Opinion d’une femme sur les femmes – Fanny Raoul

Fanny-Raoul

Opinion d’une femme sur les femmes – Fanny Raoul – Texte présenté par Geneviève Fraisse- editions « Le passager clandestin » suivi de « Votez pour le Ken le plus sexy de la culture avec Radio France » par Marie Desplechin

vignette Les femmes et la PenséeEn 1801, une jeune Bretonne de 30 ans dont on ne sait aujourd’hui presque rien, s’adresse aux femmes de son temps pour les prendre à témoin des interdits, servitudes et violences qu’il leur faut encore affronter, aux lendemains de la Révolution.

Ce texte est extrêmement émouvant car c’est le cri et la révolte d’une femme qui nous parvient par-delà les siècles et prend à témoin la postérité.

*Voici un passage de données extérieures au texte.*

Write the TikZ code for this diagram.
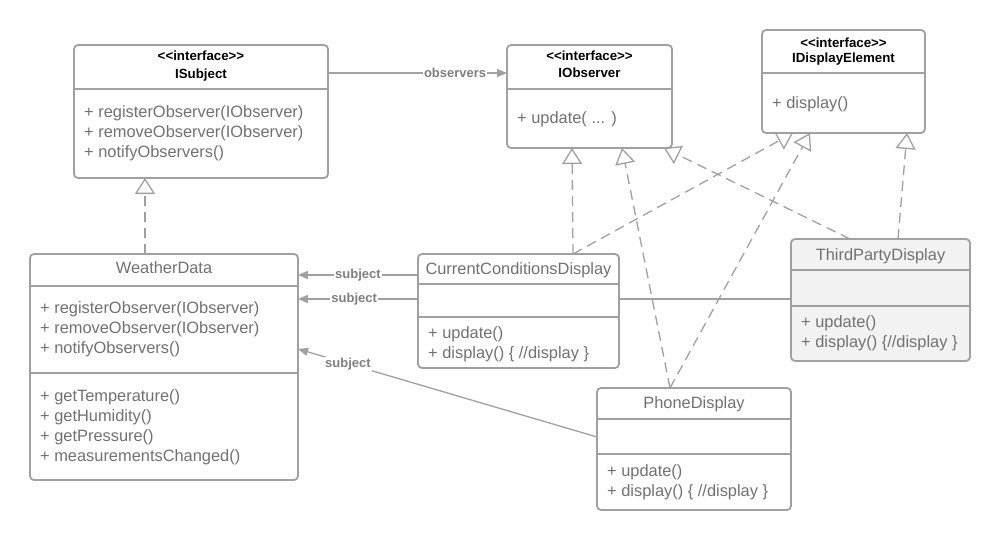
\documentclass[tikz,border=0pt]{standalone}
\usepackage{fontspec}
\setmainfont{Liberation Sans}
\usetikzlibrary{arrows.meta,calc,backgrounds}
\definecolor{linegray}{HTML}{A0A0A0}
\definecolor{txtgray}{HTML}{717171}
\definecolor{lblgray}{HTML}{7F7F7F}
\definecolor{tpfill}{HTML}{F2F2F2}
\newcommand{\ifc}{{<}{<}interface{>}{>}}
\begin{document}
\begin{tikzpicture}[x=1pt,y=-1pt,
  cls/.style={draw=linegray, line width=1.8pt, rounded corners=4pt, fill=white, inner sep=0pt, outer sep=0pt},
  divl/.style={draw=linegray, line width=1.8pt},
  mtxt/.style={anchor=base west, inner sep=0pt, font=\fontsize{16.4}{20}\selectfont, text=txtgray},
  ttxt/.style={anchor=base, inner sep=0pt, font=\fontsize{16.4}{20}\selectfont, text=txtgray},
  htxt/.style={anchor=base, inner sep=0pt, font=\bfseries\fontsize{13.3}{16}\selectfont, text=black},
  lbl/.style={font=\bfseries\fontsize{13}{16}\selectfont, text=lblgray, fill=white, inner sep=1pt},
  real/.style={draw=linegray, line width=1.3pt, dash pattern=on 10pt off 6pt, -{Triangle[open,length=16pt,width=20pt]}},
  assoc/.style={draw=linegray, line width=1.3pt, -{Triangle[length=10pt,width=8pt]}},
]
\useasboundingbox (0,0) rectangle (1000,540);

% ISubject
\node[cls, minimum width=254pt, minimum height=133pt] (isub) at (201,111.5) {};
\draw[divl] ($(isub.north west)+(0,44)$) -- ($(isub.north east)+(0,44)$);
\node[htxt] (isubh1) at (201,61) {\ifc};
\node[htxt] (isubh2) at (201,78.5) {ISubject};
\node[mtxt] (isubm1) at (84,117.5) {+ registerObserver(IObserver)};
\node[mtxt] (isubm2) at (84,137.5) {+ removeObserver(IObserver)};
\node[mtxt] (isubm3) at (84,157.5) {+ notifyObservers()};

% IObserver
\node[cls, minimum width=165pt, minimum height=103pt] (iobs) at (589.5,96.5) {};
\draw[divl] ($(iobs.north west)+(0,44)$) -- ($(iobs.north east)+(0,44)$);
\node[htxt] (iobsh1) at (589.5,61) {\ifc};
\node[htxt] (iobsh2) at (589.5,78) {IObserver};
\node[mtxt] (iobsm1) at (517,124) {+ update( ... )};

% IDisplayElement
\node[cls, minimum width=163pt, minimum height=103pt] (ide) at (843.5,81.5) {};
\draw[divl] ($(ide.north west)+(0,43)$) -- ($(ide.north east)+(0,43)$);
\node[htxt] (ideh1) at (843.5,47.5) {\ifc};
\node[htxt] (ideh2) at (843.5,63) {IDisplayElement};
\node[mtxt] (idem1) at (772,109) {+ display()};

% WeatherData
\node[cls, minimum width=268pt, minimum height=226pt] (wd) at (164,367) {};
\draw[divl] ($(wd.north west)+(0,32)$) -- ($(wd.north east)+(0,32)$);
\draw[divl] ($(wd.north west)+(0,119)$) -- ($(wd.north east)+(0,119)$);
\node[ttxt] (wdt) at (164,273) {WeatherData};
\node[mtxt] (wdm1) at (40,313) {+ registerObserver(IObserver)};
\node[mtxt] (wdm2) at (40,333) {+ removeObserver(IObserver)};
\node[mtxt] (wdm3) at (40,353) {+ notifyObservers()};
\node[mtxt] (wdm4) at (40,401) {+ getTemperature()};
\node[mtxt] (wdm5) at (40,421) {+ getHumidity()};
\node[mtxt] (wdm6) at (40,441) {+ getPressure()};
\node[mtxt] (wdm7) at (40,461) {+ measurementsChanged()};

% CurrentConditionsDisplay
\node[cls, minimum width=201pt, minimum height=114pt] (ccd) at (518.5,311) {};
\draw[divl] ($(ccd.north west)+(0,30)$) -- ($(ccd.north east)+(0,30)$);
\draw[divl] ($(ccd.north west)+(0,63)$) -- ($(ccd.north east)+(0,63)$);
\node[ttxt] (ccdt) at (518.5,274) {CurrentConditionsDisplay};
\node[mtxt] (ccdm1) at (428,338) {+ update()};
\node[mtxt] (ccdm2) at (428,358) {+ display() \{ //display \}};

% ThirdPartyDisplay
\node[cls, fill=tpfill, minimum width=179pt, minimum height=122pt] (tpd) at (880.5,300) {};
\draw[divl] ($(tpd.north west)+(0,31)$) -- ($(tpd.north east)+(0,31)$);
\draw[divl] ($(tpd.north west)+(0,67)$) -- ($(tpd.north east)+(0,67)$);
\node[ttxt] (tpdt) at (880.5,260) {ThirdPartyDisplay};
\node[mtxt] (tpdm1) at (801,327) {+ update()};
\node[mtxt] (tpdm2) at (801,347) {+ display() \{//display \}};

% PhoneDisplay
\node[cls, minimum width=194pt, minimum height=122pt] (phone) at (694,449) {};
\draw[divl] ($(phone.north west)+(0,31)$) -- ($(phone.north east)+(0,31)$);
\draw[divl] ($(phone.north west)+(0,66)$) -- ($(phone.north east)+(0,66)$);
\node[ttxt] (phonet) at (694,408) {PhoneDisplay};
\node[mtxt] (phonem1) at (607,476) {+ update()};
\node[mtxt] (phonem2) at (607,496) {+ display() \{ //display \}};

\begin{scope}[on background layer]
\draw[assoc] ($(isub.east)+(0,-38.5)$) -- node[lbl,pos=0.71]{observers} ($(iobs.west)+(0,-23.5)$);
\draw[assoc] ($(ccd.west)+(0,-36)$) -- node[lbl,pos=0.5]{subject} ($(wd.east)+(0,-92)$);
\draw[assoc] ($(tpd.west)+(0,-1)$) -- node[lbl,pos=0.886]{subject} ($(wd.east)+(0,-68)$);
\draw[assoc] ($(phone.west)+(0,-12)$) -- node[lbl,pos=0.833]{subject} ($(wd.east)+(0,-18)$);

\draw[real] ($(wd.north)+(-19,0)$) -- ($(isub.south)+(-56,0)$);
\draw[real] ($(ccd.north)+(54.5,0)$) -- ($(iobs.south)+(-17.5,0)$);
\draw[real] ($(ccd.north)+(54.5,0)$) -- ($(ide.south)+(-50.5,0)$);
\draw[real] ($(phone.north)+(-24,0)$) -- ($(iobs.south)+(32.5,0)$);
\draw[real] ($(phone.north)+(-24,0)$) -- ($(ide.south)+(-33.5,0)$);
\draw[real] ($(tpd.north)+(-30.5,0)$) -- ($(iobs.south)+(74.5,0)$);
\draw[real] ($(tpd.north)+(17.5,0)$) -- ($(ide.south)+(63.5,0)$);
\end{scope}
\end{tikzpicture}
\end{document}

Une jeune femme qui  assure avec force, dans des élans visionnaires, qu’un jour les servitudes auxquelles sont assujetties les femmes et qui semblent si enracinées dans les traditions, cesseront. Peu nombreuses sont alors les femmes de lettres. A Constance Pipelet (Constance de Salm ) qui écrit des poèmes, le poète Ecouchard Lebrun (qui lui n’a pas eu les honneurs de la postérité) ordonne avec mépris : « Inspirez, mais n’écrivez pas ». La misogynie ambiante est assez virulente puisqu’un projet , défendu par son auteur Sylvain Maréchal, et intitulé « Projet portant défense d’apprendre à lire aux  femmes » a pu voir le jour et faire débat.

A travers ce texte, on sent toute la détermination, le courage, l’intelligence , la finesse mêlés à la souffrance et au désespoir de cette jeune femme.

Elle construit une argumentation rigoureuse où elle discute point par point les préjugés et les opinions de son temps, en essayant d’en montrer l’arbitraire et l’absurdité. L’asservissement des femmes  sert selon elle des fins politiques, les hommes ne souhaitant pas avoir des rivales en la personne de leurs compagnes. Elle le démontre avec force et en fait voir tous les ressorts.

Selon elle, les hommes et les femmes ayant une part égale dans les processus de la reproduction, « cette nécessité réciproque est donc le fondement de leur égalité naturelle », ils doivent avoir également la même part d’avantages dans la société et la même protection par la loi. Elle démonte l’argument selon lequel les femmes ne sont pas capables d’assumer des fonctions ou des charges politiques en expliquant que cet argument est absurde et ne peut valoir puisque, de toute façon, on ne leur a jamais laissé le loisir de prouver le talent dans ce domaine . Elles sont ignorantes, soit, c’est souvent le cas, mais c’est parce qu’on leur interdit l’accès à toute éducation. Ceux-là même qui devraient les défendre, qui possèdent toute la puissance de la raison, les philosophes, puisqu’ils s’appliquent à démontrer les erreurs et les préjugés des Hommes, ne font rien pour elles. (Poullain de la Barre, mais il était prêtre avant de se convertir au protestantisme- en 1673, fait paraître anonymement De l’égalité des deux sexes, discours physique et moral où l’on voit l’importance de se défaire des préjugez )

« Il est remarquable de voir des philosophes s’attendrir sur le sort d’individus dont un espace immense les sépare tandis qu’ils ne daignent pas s’apercevoir des maux de ceux qu’ils ont sous les yeux ; proclamer la liberté des nègres, et river la chaîne de leurs femmes est pourtant aussi injuste que celui de ces malheureux ».

Elle dénonce également, ce qui, à ses yeux, est plus grave encore : « A force de leur dire qu’elles étaient faites pour l’esclavage, on est parvenu à le leur faire croire et à éteindre conséquemment en elles toute énergie et tout sentiment d’élévation. »

Si l’on considère le sort fait aux femmes dans de nombreuses régions du monde, et les arguments développés pour le justifier, ce texte, deux cent ans après sa publication, garde toute son actualité.

Un beau texte très émouvant, un témoignage par-delà les siècle, qu’il faut lire absolument.